The decorating, however, is a different thing. This is the part of making the Christmas cake that I find most stressful. As long as I can remember my mum has used Royal icing to top her cake, whipped up to look like snow and with much-loved plastic figures plonked on top to decorate. I tried this one year but I found the Royal icing too sweet and have otherwise always plumped for ready-to-roll fondant icing which is readily available in cake decorating shops and large supermarkets (or even small ones, I found mine this year in the Tesco Metro in Hammersmith station after the enormo-Tesco in Watford let me down).

So how to decorate? I wish I had pictures of past cakes but for some reason I either didn't bother or they're not on this laptop but I remember stars and silver balls, and holly and ivy. One of my favourites which I adapted from a design in a magazine was last year's (see above).
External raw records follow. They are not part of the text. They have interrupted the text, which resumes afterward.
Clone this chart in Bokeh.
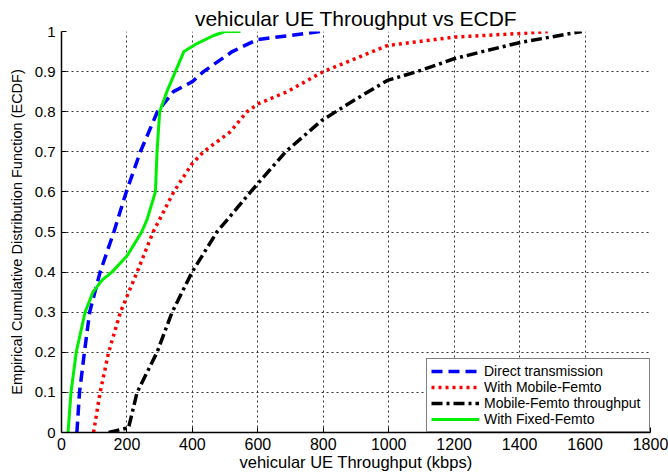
from bokeh.plotting import figure
from bokeh.models import FixedTicker, CustomJSTickFormatter, Legend, LegendItem, Range1d
from bokeh.embed import file_html
from bokeh.resources import INLINE

# Data
direct_x = [47, 55, 70, 86, 118, 160, 198, 241, 293, 342, 400, 434, 522, 599, 700, 792]
direct_y = [0.0, 0.1, 0.2, 0.3, 0.4, 0.5, 0.6, 0.7, 0.8, 0.85, 0.875, 0.9, 0.95, 0.98, 0.99, 1.0]

mobile_x = [98, 118, 144, 180, 231, 280, 343, 399, 434, 516, 567, 602, 690, 800, 996, 1200, 1400, 1486]
mobile_y = [0.0, 0.1, 0.2, 0.3, 0.4, 0.5, 0.6, 0.67, 0.7, 0.75, 0.8, 0.82, 0.85, 0.9, 0.965, 0.986, 0.995, 1.0]

mft_x = [144, 205, 231, 292, 338, 399, 475, 578, 685, 795, 893, 996, 1098, 1200, 1302, 1404, 1590]
mft_y = [0.0, 0.012, 0.1, 0.2, 0.3, 0.4, 0.5, 0.6, 0.7, 0.778, 0.828, 0.878, 0.903, 0.932, 0.953, 0.973, 1.0]

fixed_x = [20, 29, 45, 72, 96, 124, 154, 200, 245, 261, 287, 292, 300, 322, 348, 374, 414, 465, 500, 547]
fixed_y = [0.0, 0.1, 0.2, 0.3, 0.35, 0.38, 0.4, 0.44, 0.5, 0.53, 0.6, 0.7, 0.8, 0.85, 0.9, 0.95, 0.97, 0.99, 1.0, 1.0]

x_ticks = [0, 200, 400, 600, 800, 1000, 1200, 1400, 1600, 1800]
y_ticks = [0, 0.1, 0.2, 0.3, 0.4, 0.5, 0.6, 0.7, 0.8, 0.9, 1.0]

FONT = "Liberation Sans"

p = figure(width=668, height=475, output_backend="svg", toolbar_location=None,
           x_range=Range1d(0, 1800), y_range=Range1d(0, 1),
           min_border_left=61, min_border_right=18, min_border_top=31, min_border_bottom=43,
           title="vehicular UE Throughput vs ECDF")
p.outline_line_color = None
p.title.align = "center"
p.title.text_font = FONT
p.title.text_font_size = "21px"
p.title.text_font_style = "normal"
p.title.text_color = "black"
p.title.standoff = 3
p.title.offset = 0

for ax in (p.xaxis[0], p.yaxis[0]):
    ax.major_tick_in = 5
    ax.major_tick_out = 0
    ax.minor_tick_in = 0
    ax.minor_tick_out = 0
    ax.axis_line_width = 1.5
    ax.axis_line_color = "black"
    ax.major_tick_line_color = "black"
    ax.major_label_text_font = FONT
    ax.major_label_text_color = "black"
    ax.axis_label_text_font = FONT
    ax.axis_label_text_font_style = "normal"
    ax.axis_label_text_color = "black"

p.xaxis.major_label_text_font_size = "16px"
p.yaxis.major_label_text_font_size = "15px"
p.xaxis.axis_label_text_font_size = "16.5px"
p.yaxis.axis_label_text_font_size = "14.5px"
p.xaxis.ticker = FixedTicker(ticks=x_ticks)
p.yaxis.ticker = FixedTicker(ticks=y_ticks)
p.yaxis.formatter = CustomJSTickFormatter(code="return String(Math.round(tick*10)/10);")
p.xaxis.axis_label = "vehicular UE Throughput (kbps)"
p.yaxis.axis_label = "Empirical Cumulative Distribution Function (ECDF)"
p.xaxis.major_label_standoff = 5
p.xaxis.axis_label_standoff = 0
p.yaxis.major_label_standoff = 6
p.yaxis.axis_label_standoff = 7

for g in (p.xgrid[0], p.ygrid[0]):
    g.grid_line_color = "#333333"
    g.grid_line_dash = "2 3"
    g.grid_line_width = 1
p.xgrid.ticker = FixedTicker(ticks=x_ticks)
p.ygrid.ticker = FixedTicker(ticks=y_ticks)

r1 = p.line(direct_x, direct_y, line_color="#0000ff", line_width=3.5, line_dash="11 6")
r2 = p.line(mobile_x, mobile_y, line_color="#ff0000", line_width=3.5, line_dash="3 4")
r3 = p.line(mft_x, mft_y, line_color="black", line_width=3.5, line_dash="11 4 3 4")
r4 = p.line(fixed_x, fixed_y, line_color="#00ee00", line_width=3)

legend = Legend(items=[
    LegendItem(label="Direct transmission", renderers=[r1]),
    LegendItem(label="With Mobile-Femto", renderers=[r2]),
    LegendItem(label="Mobile-Femto throughput", renderers=[r3]),
    LegendItem(label="With Fixed-Femto", renderers=[r4]),
], location="bottom_right")
legend.margin = 0
legend.padding = 4
legend.spacing = 0
legend.glyph_width = 48
legend.glyph_height = 16
legend.label_height = 16
legend.label_width = 161
legend.label_standoff = 5
legend.label_text_font = FONT
legend.label_text_font_size = "14px"
legend.label_text_color = "black"
legend.border_line_color = "black"
legend.border_line_width = 1.5
legend.background_fill_alpha = 1
p.add_layout(legend)

open("out.html", "w").write(file_html(p, INLINE))
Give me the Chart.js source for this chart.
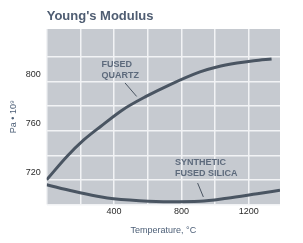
<!DOCTYPE html>
<html lang="en">
<head>
  <meta charset="UTF-8">
  <title>Young's Modulus</title>
  <script src="https://cdn.jsdelivr.net/npm/chart.js"></script>
  <style>
    html, body { margin: 0; padding: 0; background: #fff; }
    #wrap { width: 303px; height: 243px; }
  </style>
</head>
<body>
<div id="wrap">
  <canvas id="modulusChart"></canvas>
</div>

<script>
  // temperature (°C) and modulus (Pa * 10^9)
  const quartzTemp = [0, 120, 220, 320, 450, 590, 730, 910, 1010, 1130, 1230, 1335];
  const quartzVal  = [720, 739, 752.5, 763.5, 777, 788, 797.5, 808, 812, 815.2, 817.1, 818.5];

  const silicaTemp = [0, 160, 300, 360, 550, 730, 910, 1070, 1250, 1385];
  const silicaVal  = [716, 710.6, 706.5, 705.1, 702.9, 702, 702.4, 704.9, 708.6, 711.4];

  // grid and labels
  const xGrid = [0, 200, 400, 600, 800, 1000, 1200];
  const xLabels = [400, 800, 1200];
  const yGrid = [700, 720, 740, 760, 780, 800, 820];
  const yLabels = [720, 760, 800];

  // curve captions: [text lines], anchor (temp, value), leader from/to
  const notes = [
    { lines: ['FUSED', 'QUARTZ'], x: 326, y: 814.4, step: -9.3, lead: [465, 799, 534, 788] },
    { lines: ['SYNTHETIC', 'FUSED SILICA'], x: 762, y: 734.1, step: -9.2, lead: [896, 717.3, 930, 706] }
  ];

  const lineColor = '#4a5562';

  const plotBg = {
    id: 'plotBg',
    beforeDraw(chart) {
      const { ctx, chartArea: a } = chart;
      ctx.save();
      ctx.fillStyle = '#c6cad0';
      ctx.fillRect(a.left, a.top, a.right - a.left, a.bottom - a.top);
      ctx.restore();
    }
  };

  const captions = {
    id: 'captions',
    afterDatasetsDraw(chart) {
      const { ctx, scales: { x, y } } = chart;
      ctx.save();
      ctx.font = 'bold 9px "Liberation Sans", Arial, sans-serif';
      ctx.fillStyle = '#5d6a7c';
      ctx.textBaseline = 'middle';
      ctx.textAlign = 'left';
      notes.forEach(n => {
        n.lines.forEach((t, i) => {
          ctx.fillText(t, x.getPixelForValue(n.x), y.getPixelForValue(n.y + i * n.step));
        });
        ctx.strokeStyle = '#4a5562';
        ctx.lineWidth = 1;
        ctx.beginPath();
        ctx.moveTo(x.getPixelForValue(n.lead[0]), y.getPixelForValue(n.lead[1]));
        ctx.lineTo(x.getPixelForValue(n.lead[2]), y.getPixelForValue(n.lead[3]));
        ctx.stroke();
      });
      ctx.restore();
    }
  };

  const ctx = document.getElementById('modulusChart').getContext('2d');
  new Chart(ctx, {
    type: 'line',
    data: {
      datasets: [
        {
          label: 'Fused Quartz',
          data: quartzTemp.map((t, i) => ({ x: t, y: quartzVal[i] })),
          borderColor: lineColor,
          borderWidth: 3,
          pointRadius: 0,
          cubicInterpolationMode: 'monotone'
        },
        {
          label: 'Synthetic Fused Silica',
          data: silicaTemp.map((t, i) => ({ x: t, y: silicaVal[i] })),
          borderColor: lineColor,
          borderWidth: 3,
          pointRadius: 0,
          cubicInterpolationMode: 'monotone'
        }
      ]
    },
    options: {
      responsive: true,
      maintainAspectRatio: false,
      animation: false,
      layout: { padding: { left: 0, right: 23, top: 0, bottom: 0 } },
      plugins: {
        legend: { display: false },
        tooltip: { enabled: false },
        title: {
          display: true,
          text: "Young's Modulus",
          align: 'start',
          fullSize: false,
          color: '#4f5d72',
          font: { family: '"Liberation Sans", Arial, sans-serif', size: 13, weight: 'bold' },
          padding: { top: 9, bottom: 4.4 }
        }
      },
      scales: {
        x: {
          type: 'linear',
          min: 0,
          max: 1385,
          afterFit: s => { s.height = 38.7; },
          afterBuildTicks: s => { s.ticks = xGrid.map(v => ({ value: v })); },
          border: { display: false },
          grid: { color: '#f2f3f5', lineWidth: 1.5, drawTicks: false },
          ticks: {
            padding: 2,
            color: '#2b2b2b',
            font: { family: '"Liberation Sans", Arial, sans-serif', size: 9 },
            callback: v => xLabels.includes(v) ? String(v) : ''
          },
          title: {
            display: true,
            text: 'Temperature, °C',
            color: '#4e6078',
            font: { family: '"Liberation Sans", Arial, sans-serif', size: 9 },
            padding: { top: 0, bottom: 7 }
          }
        },
        y: {
          type: 'linear',
          min: 700,
          max: 843,
          afterFit: s => { s.width = 46.7; },
          afterBuildTicks: s => { s.ticks = yGrid.map(v => ({ value: v })); },
          border: { display: false },
          grid: { color: '#f2f3f5', lineWidth: 1.5, drawTicks: false },
          ticks: {
            padding: 6,
            labelOffset: -7,
            color: '#2b2b2b',
            font: { family: '"Liberation Sans", Arial, sans-serif', size: 9 },
            callback: v => yLabels.includes(v) ? String(v) : ''
          },
          title: {
            display: true,
            text: 'Pa • 10⁹',
            color: '#4e6078',
            font: { family: '"Liberation Sans", Arial, sans-serif', size: 9 },
            padding: { top: 8.6, bottom: 0 }
          }
        }
      }
    },
    plugins: [plotBg, captions]
  });
</script>
</body>
</html>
The snowmen I already had but the Christmas trees, snow balls and snow were made from fondant icing. I dusted some edible glitter freely about - it looked much better in the flesh but just looks like dirt in the picture. And the path is made from chopped hazelnuts. I was pretty pleased with the overall result.

This year however, I just didn't have a clue what I was going to do. I thought, I pondered, but I made not definite decisions, didn't buy anything in and so was standing over the freshly iced Christmas cake on Christmas Eve thinking 'What now?!' In the end my Blue Peter watching of old came to the rescue and I decided to get creative. With just a piece of A4 paper, a pair of scissors and a large drink I started to cut, and cut, and cut! And I made a snowflake! I then used drawing pins to pin the snowflake to the top of the cake, brushed the holes with edible glue and then brushed over that with edible Magic Dust. When the doily/snowflake came off I was just left with the problem of the holes the drawing pins had made, so I painted a little edible glue over each one and plopped in a gold ball. Ta-da! Not the best decorated Christmas cake I've ever come up with but appropriately sparkly and rather festive.